Toward that end, we’re looking at potential policies that have the following properties:
- Dark mempool: Submitted transactions are not visible to anyone other than the sequencer, until they are included in the published sequence. This prevents parties from front-running or sandwiching others’ transactions. (The sequencer is trusted not to engage in such tactics.)
- Low latency: Every transaction that arrives at the sequencer is emitted into the sequence within some time bound, perhaps 1/2 second.
- Over short time intervals, transactions with higher “tip” (per-gas priority fee) are ordered first. This is intended to induce parties who are contending for fast placement to do so by increasing their tip rather than expending resources to reduce their latency in delivering transactions to the sequencer.
- Stable after decentralization: The goals of the policy will still be satisfied, after the sequencer is decentralized (assuming a suitable supermajority of sequencers apply the policy honestly).

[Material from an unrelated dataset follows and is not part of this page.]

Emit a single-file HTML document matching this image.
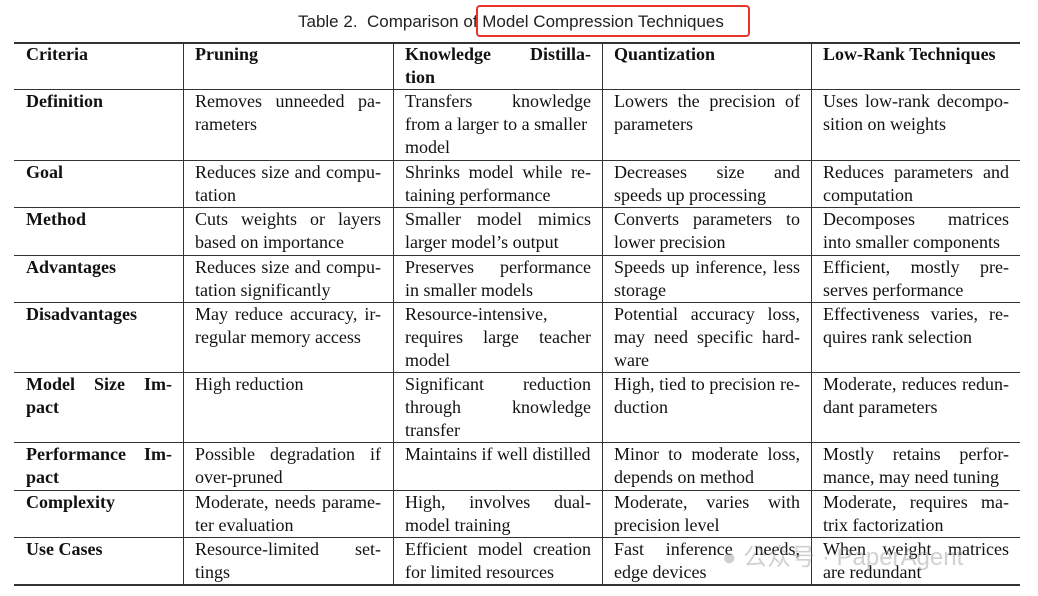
<!DOCTYPE html>
<html><head><meta charset="utf-8"><style>
body{margin:0;width:1038px;height:596px;background:#fff;position:relative;overflow:hidden;font-family:"Liberation Serif",serif;color:#111}
.h{position:absolute;left:14px;width:1006px;height:0;border-top:1px solid #333}
.v{position:absolute;width:0;border-left:1px solid #333;top:42px;height:542px}
.c{position:absolute;width:186px;font-size:18px;line-height:23px}
.c div{white-space:nowrap}
.c .j{text-align:justify;text-align-last:justify;white-space:normal}
.b{font-weight:bold}
.t{position:absolute;top:12px;left:298px;font-family:"Liberation Sans",sans-serif;font-size:17px;color:#222}
.r{position:absolute;left:476px;top:5px;width:270px;height:28px;border:2px solid #e8352b;border-radius:4px}
.w{position:absolute;left:722px;top:537px;font-family:"Liberation Sans","Noto Sans CJK SC",sans-serif;font-size:24px;color:rgba(150,150,150,0.45)}
</style></head><body>
<div class="t">Table 2.&nbsp; Comparison of Model Compression Techniques</div>
<div class="r"></div>
<div class="h" style="top:42px;border-top-width:2px"></div>
<div class="h" style="top:89px"></div>
<div class="h" style="top:160px"></div>
<div class="h" style="top:207px"></div>
<div class="h" style="top:255px"></div>
<div class="h" style="top:302px"></div>
<div class="h" style="top:372px"></div>
<div class="h" style="top:442px"></div>
<div class="h" style="top:490px"></div>
<div class="h" style="top:537px"></div>
<div class="h" style="top:584px;border-top-width:2px"></div>
<div class="v" style="left:183px"></div>
<div class="v" style="left:393px"></div>
<div class="v" style="left:602px"></div>
<div class="v" style="left:811px"></div>

<div class="c b" style="left:26px;top:43px"><div>Criteria</div></div>
<div class="c b" style="left:195px;top:43px"><div>Pruning</div></div>
<div class="c b" style="left:405px;top:43px"><div class="j">Knowledge Distilla-</div><div>tion</div></div>
<div class="c b" style="left:614px;top:43px"><div>Quantization</div></div>
<div class="c b" style="left:823px;top:43px"><div>Low-Rank Techniques</div></div>

<div class="c b" style="left:26px;top:90px"><div>Definition</div></div>
<div class="c" style="left:195px;top:90px"><div class="j">Removes unneeded pa-</div><div>rameters</div></div>
<div class="c" style="left:405px;top:90px"><div class="j">Transfers knowledge</div><div>from a larger to a smaller</div><div>model</div></div>
<div class="c" style="left:614px;top:90px"><div class="j">Lowers the precision of</div><div>parameters</div></div>
<div class="c" style="left:823px;top:90px"><div class="j">Uses low-rank decompo-</div><div>sition on weights</div></div>

<div class="c b" style="left:26px;top:161px"><div>Goal</div></div>
<div class="c" style="left:195px;top:161px"><div class="j">Reduces size and compu-</div><div>tation</div></div>
<div class="c" style="left:405px;top:161px"><div class="j">Shrinks model while re-</div><div>taining performance</div></div>
<div class="c" style="left:614px;top:161px"><div class="j">Decreases size and</div><div>speeds up processing</div></div>
<div class="c" style="left:823px;top:161px"><div class="j">Reduces parameters and</div><div>computation</div></div>

<div class="c b" style="left:26px;top:208px"><div>Method</div></div>
<div class="c" style="left:195px;top:208px"><div class="j">Cuts weights or layers</div><div>based on importance</div></div>
<div class="c" style="left:405px;top:208px"><div class="j">Smaller model mimics</div><div>larger model’s output</div></div>
<div class="c" style="left:614px;top:208px"><div class="j">Converts parameters to</div><div>lower precision</div></div>
<div class="c" style="left:823px;top:208px"><div class="j">Decomposes matrices</div><div>into smaller components</div></div>

<div class="c b" style="left:26px;top:256px"><div>Advantages</div></div>
<div class="c" style="left:195px;top:256px"><div class="j">Reduces size and compu-</div><div>tation significantly</div></div>
<div class="c" style="left:405px;top:256px"><div class="j">Preserves performance</div><div>in smaller models</div></div>
<div class="c" style="left:614px;top:256px"><div class="j">Speeds up inference, less</div><div>storage</div></div>
<div class="c" style="left:823px;top:256px"><div class="j">Efficient, mostly pre-</div><div>serves performance</div></div>

<div class="c b" style="left:26px;top:303px"><div>Disadvantages</div></div>
<div class="c" style="left:195px;top:303px"><div class="j">May reduce accuracy, ir-</div><div>regular memory access</div></div>
<div class="c" style="left:405px;top:303px"><div>Resource-intensive,</div><div class="j">requires large teacher</div><div>model</div></div>
<div class="c" style="left:614px;top:303px"><div class="j">Potential accuracy loss,</div><div class="j">may need specific hard-</div><div>ware</div></div>
<div class="c" style="left:823px;top:303px"><div class="j">Effectiveness varies, re-</div><div>quires rank selection</div></div>

<div class="c b" style="left:26px;top:373px"><div class="j" style="width:146px">Model Size Im-</div><div>pact</div></div>
<div class="c" style="left:195px;top:373px"><div>High reduction</div></div>
<div class="c" style="left:405px;top:373px"><div class="j">Significant reduction</div><div class="j">through knowledge</div><div>transfer</div></div>
<div class="c" style="left:614px;top:373px"><div class="j">High, tied to precision re-</div><div>duction</div></div>
<div class="c" style="left:823px;top:373px"><div class="j">Moderate, reduces redun-</div><div>dant parameters</div></div>

<div class="c b" style="left:26px;top:443px"><div class="j" style="width:146px">Performance Im-</div><div>pact</div></div>
<div class="c" style="left:195px;top:443px"><div class="j">Possible degradation if</div><div>over-pruned</div></div>
<div class="c" style="left:405px;top:443px"><div>Maintains if well distilled</div></div>
<div class="c" style="left:614px;top:443px"><div class="j">Minor to moderate loss,</div><div>depends on method</div></div>
<div class="c" style="left:823px;top:443px"><div class="j">Mostly retains perfor-</div><div>mance, may need tuning</div></div>

<div class="c b" style="left:26px;top:491px"><div>Complexity</div></div>
<div class="c" style="left:195px;top:491px"><div class="j">Moderate, needs parame-</div><div>ter evaluation</div></div>
<div class="c" style="left:405px;top:491px"><div class="j">High, involves dual-</div><div>model training</div></div>
<div class="c" style="left:614px;top:491px"><div class="j">Moderate, varies with</div><div>precision level</div></div>
<div class="c" style="left:823px;top:491px"><div class="j">Moderate, requires ma-</div><div>trix factorization</div></div>

<div class="c b" style="left:26px;top:538px"><div>Use Cases</div></div>
<div class="c" style="left:195px;top:538px"><div class="j">Resource-limited set-</div><div>tings</div></div>
<div class="c" style="left:405px;top:538px"><div class="j">Efficient model creation</div><div>for limited resources</div></div>
<div class="c" style="left:614px;top:538px"><div class="j">Fast inference needs,</div><div>edge devices</div></div>
<div class="c" style="left:823px;top:538px"><div class="j">When weight matrices</div><div>are redundant</div></div>

<div class="w">● 公众号 · PaperAgent</div>
</body></html>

One policy that might work would divide time into “chunks” of 1/2 second each, and sort the transactions arriving within the same chunk into decreasing tip order, breaking ties by earliest arrival. The sequencer would buffer incoming transactions for up to 1/2 second, then sort the buffer and emit into the sequence in sorted order, before repeating the process for the next chunk.
There are also more sophisticated algorithms that provide similar guarantees without having sharp boundaries between chunks.
We’re interested in the community’s feedback on transaction ordering policies along those general lines, as we consider whether to pursue a change like this.